The central requirement is the development of suitable batteries: Even the most advanced lithium-ion batteries lag a factor of about five behind the target values in energy density and production costs, and despite great efforts in research and development there is no guarantee of success. It will thus take at least twenty more years, even under favourable conditions, before battery-powered electric cars are able to play a significant role in the market. The extent to when the vision of integrating electric cars into an “intelligent” grid and using their batteries as storage for fluctuating renewable energy sources can be realised, also remains to be seen.
Whether electromobility, be it battery-powered or fuel cell-powered, will play the role widely expected, has to be proven in competition with the “conventional” combustion engine (petrol or diesel), which is still expected to have considerable potential for development with regard to energy saving and CO 2 reduction (estimates assume 20-30% over the coming years).
2 Supply of electric energy – Various possibilities for a future energy mix Fossil-based thermal power plants – Necessity for CO2 separation and storage The use of coal (and increasingly of natural gas, combined about 63%) is predominant in thermal power plants worldwide and will continue to be so for many decades – at the same time, the burning of coal is the main cause of anthropogenic CO2 emission. A further increase in the efficiency of power plants and/or the transition from coal to natural gas could reduce CO2 emission from Germany’s fossil-based power plant fleet by possibly 15% and 25%, respectively, by the year 2030. However, the breakthrough necessary for meeting climate protection targets can only be achieved with the help of carbon capture and storage (CCS) technology.
Emission could thereby be lowered to 100 g CO2/kWh, equivalent to a reduction of almost 90% as compared with 1990.
There are several promising procedures for separating CO2. However, all of them still need to be developed to industrial maturity and tested in demonstration plants – their general implementation will therefore only be possible in some 10-15 years at the earliest, possibly even not prior to 2030. It is hoped that by that time renewable energy systems will be able to contribute a considerable share of the overall electricity supply.
Otherwise, energy demand will still have to be met by the energy sources currently available.
While there will be technological solutions to the separation of carbon dioxide, its long-term storage is a much greater problem. Storage is envisaged in leak-proof geological formations: depleted mineral- oil or natural- gas fields, for which there is, however, only a limited storage volume available in Germany, and in so-called aquifers.

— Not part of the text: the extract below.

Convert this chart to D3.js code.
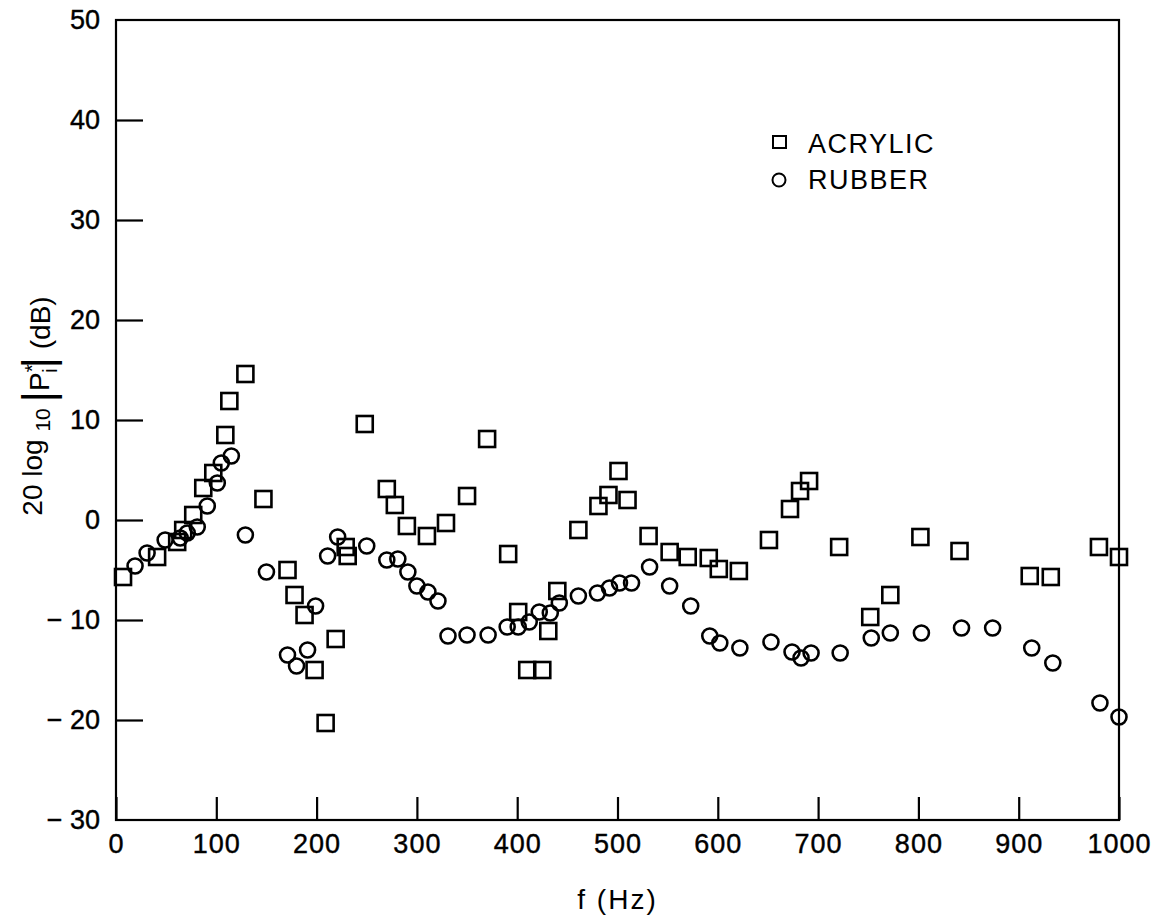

Furthermore, the safety and effectiveness of this storage method remains to be proven and the consent of the affected general public still has to be won.

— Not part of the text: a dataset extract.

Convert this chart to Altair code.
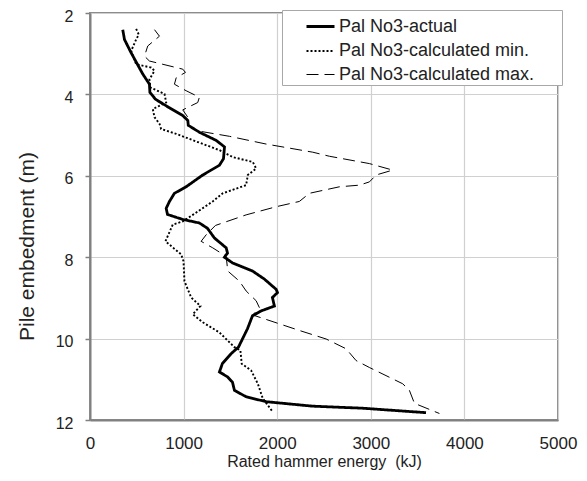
import altair as alt
import pandas as pd

series_names = ["Pal No3-actual", "Pal No3-calculated min.", "Pal No3-calculated max."]

actual_x = [350, 368, 440, 564, 635, 640, 700, 849, 991, 1045, 1050, 1169, 1348, 1437, 1426, 1383,
            1205, 1027, 902, 849, 814, 828, 988, 1169, 1255, 1330, 1455, 1469, 1436, 1522, 1736,
            1864, 1989, 2003, 1949, 1970, 1828, 1736, 1682, 1586, 1508, 1415, 1383, 1469, 1522,
            1543, 1668, 1882, 2376, 2910, 3590]
actual_y = [2.41, 2.65, 2.98, 3.50, 3.75, 3.95, 4.12, 4.33, 4.52, 4.64, 4.76, 4.93, 5.13, 5.29, 5.58, 5.74,
            5.98, 6.27, 6.43, 6.63, 6.80, 6.95, 7.07, 7.16, 7.29, 7.53, 7.77, 7.90, 8.00, 8.14, 8.34,
            8.54, 8.79, 8.87, 8.99, 9.20, 9.32, 9.44, 9.76, 10.21, 10.37, 10.61, 10.82, 10.94, 11.07,
            11.27, 11.43, 11.55, 11.66, 11.71, 11.82]

min_x = [493, 521, 493, 440, 493, 654, 689, 635, 646, 796, 814, 671, 689, 742, 760, 921, 1151, 1383,
         1525, 1739, 1775, 1686, 1668, 1418, 1311, 1098, 991, 884, 806, 974, 999, 1009, 1081, 1180,
         1098, 1205, 1383, 1543, 1607, 1621, 1721, 1793, 1846, 1952]
min_y = [2.39, 2.53, 2.65, 2.93, 3.26, 3.34, 3.42, 3.63, 3.83, 3.99, 4.20, 4.36, 4.56, 4.72, 4.85, 4.97,
         5.17, 5.37, 5.54, 5.66, 5.82, 5.98, 6.23, 6.43, 6.63, 6.96, 7.12, 7.20, 7.61, 7.93, 8.10, 8.59,
         8.99, 9.20, 9.40, 9.60, 9.85, 10.21, 10.29, 10.62, 10.78, 11.11, 11.47, 11.80]

max_x = [689, 742, 617, 582, 635, 778, 991, 1020, 921, 902, 1027, 1169, 1151, 991, 1045, 1045, 1134,
         1490, 1882, 2380, 2558, 2985, 3234, 3057, 2985, 2878, 2665, 2344, 2237, 1989, 1668, 1340,
         1241, 1187, 1311, 1455, 1472, 1597, 1668, 1775, 1810, 1739, 2237, 2523, 2736, 2843, 2985,
         3341, 3412, 3466, 3733]
max_y = [2.41, 2.57, 2.81, 3.06, 3.18, 3.26, 3.38, 3.46, 3.59, 3.75, 3.91, 4.07, 4.20, 4.38, 4.56, 4.76,
         4.89, 5.03, 5.22, 5.42, 5.52, 5.70, 5.86, 5.98, 6.15, 6.23, 6.27, 6.43, 6.63, 6.76, 6.96, 7.22,
         7.45, 7.61, 7.77, 7.98, 8.34, 8.59, 8.83, 9.07, 9.24, 9.42, 9.80, 10.01, 10.25, 10.54, 10.71,
         11.11, 11.27, 11.59, 11.84]

x_ticks = [0, 1000, 2000, 3000, 4000, 5000]
y_ticks = [2, 4, 6, 8, 10, 12]

rows = []
for name, xs, ys in zip(series_names, [actual_x, min_x, max_x], [actual_y, min_y, max_y]):
    for i, (xv, yv) in enumerate(zip(xs, ys)):
        rows.append({"series": name, "energy": xv, "depth": yv, "idx": i})
df = pd.DataFrame(rows)

FONT = "Liberation Sans"
BLANK = "\u2800"

legend_opts = dict(
    title=BLANK * 2, titleOrient="left", titleFontSize=15, titlePadding=0,
    orient="none", legendX=192, legendY=-3,
    symbolType="stroke", symbolSize=784, labelOffset=3, padding=1, rowPadding=-3,
    labelLimit=500,
    labelExpr="datum.label + '" + BLANK * 2 + "'",
)

chart = alt.Chart(df).mark_line(color="black", interpolate="linear").encode(
    x=alt.X("energy:Q",
            scale=alt.Scale(domain=[0, 5000], nice=False),
            axis=alt.Axis(values=x_ticks, title="Rated hammer energy\u00a0 (kJ)", ticks=False, tickSize=0,
                          labelFlush=False, labelPadding=15, titlePadding=2, titleFontSize=16,
                          labelFontSize=17, format="d")),
    y=alt.Y("depth:Q",
            scale=alt.Scale(domain=[2, 12], reverse=True, nice=False),
            axis=alt.Axis(values=y_ticks, title="Pile embedment (m)", tickSize=5, labelPadding=12,
                          labelOffset=3, labelFontSize=16, titlePadding=18, titleFontSize=21,
                          titleY=233)),
    order="idx:Q",
    strokeDash=alt.StrokeDash("series:N",
                              scale=alt.Scale(domain=series_names, range=[[1, 0], [2, 2], [12, 6]]),
                              legend=alt.Legend(**legend_opts)),
    strokeWidth=alt.StrokeWidth("series:N",
                                scale=alt.Scale(domain=series_names, range=[2.8, 1.0, 2.1]),
                                legend=alt.Legend(**legend_opts)),
).properties(
    width=468,
    height=407,
    autosize=alt.AutoSizeParams(type="none"),
    padding={"left": 82, "top": 5, "right": 20, "bottom": 52},
).configure_view(
    stroke="#8c8c8c", strokeWidth=2
).configure_axis(
    labelFont=FONT, labelColor="#222222",
    titleFont=FONT, titleFontWeight="normal", titleColor="#222222",
    gridColor="#d0d0d0", gridWidth=1.2,
    domainColor="#808080", domainWidth=2, tickColor="#808080", tickWidth=1.5,
).configure_legend(
    labelFont=FONT, labelFontSize=18, labelColor="#222222",
    strokeColor="#a8a8a8", fillColor="white", symbolStrokeColor="black",
)

chart.save("out.html", embed_options={"renderer": "svg", "actions": False})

CCS technology has its price: The current state of the art reduces efficiency by 8-14 percentage points and thus increases fuel consumption, depending on the efficiency of the power plant, by typically 20-35%.
Nuclear power plants – The only carbon-lean energy source so far apart from renewable energies To some extent, there has been a reassessment of nuclear energy worldwide. International organisations (the IAEA, IEA, OECD/NEA, the EU and the IPCC) consider an increasing contribution of nuclear energy to the electricity supply to be necessary over the next few decades. The crucial factor in this assessment is, above all, climate compatibility, besides the issues of cost-effectiveness and security of supply. However, reservations about nuclear energy, primarily concerning disposal and operating safety, exist in various countries to varying degrees. Utilisation of nuclear energy is thus a political issue that is differently assessed by different nations.

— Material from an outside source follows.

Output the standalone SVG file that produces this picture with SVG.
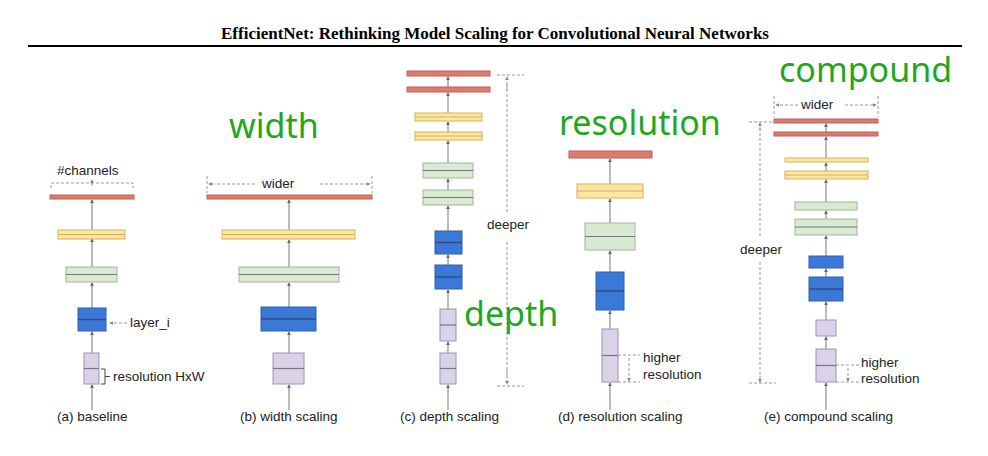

Life cycle analyses of CO2 emission from various power plant types show that nuclear energy is nearly carbon-free, similar to wind and hydro power. From a technical point of view, Germany’s nuclear power
plants are able to support the extension of fluctuating regenerative electricity generation via controlling power:
they are designed for fast load changes in the upper power range (between 50 and 100% nominal power) and can also be operated in co-generation (CHP) mode.
Nuclear energy could significantly contribute to carbon-lean electricity supply in Germany, at least in the next two decades. It could also help to gain time for developing and introducing CCS technology. In particular, the loss of carbon-free electricity generation could be avoided through utilisation of nuclear energy in case the climate protection goals of the German government cannot be met within the fixed period of time despite speedy expansion of renewable energies. In that case, political deliberations about meeting climate protection goals, on the one hand, and the risks of nuclear energy, on the other, play a role beyond the factual aspects of this study.
The remaining CO2 emissions are due to the amount of fossil energy required for construction and fuel processing. They will be reduced in the long term when changing over to an energy system operating with less fossil fuel.
Utilisation of nuclear energy would thus have to be part of an integrated concept of energy and climate policies which would also have to determine the next and increasingly urgent course of action for disposal of highly radioactive waste.
Combined heat and power generation and system comparison – Putting the advantages into perspective Co-generation and utilisation of heat and electricity in combined heat and power (CHP) facilities is intended to improve fuel utilisation. It is regarded as an integral part of meeting the CO 2 reduction goals set by politics and the public (which is why the share of electricity from CHP is to be doubled to 25% by 2020). However, this study shows that many CHP facilities fall short of this expectation: A comprehensive comparison with separate electricity generation in a CCGT power plant and decentralised heat via a condensing boiler shows that the CHP facilities considered are only marginally better and, in some cases, even somewhat worse. Comparing a combination of a CCGT facility and decentralised electric heat pumps (with electricity from the CCGT facility) shows the CHP facilities examined to be even generally significantly inferior.
This example demonstrates that it would be a much more expedient energy policy to give incentives in general, e.g. by a “linear energy savings tariff” for energy savings which can actually be proven, rather than prescribe certain technological solutions.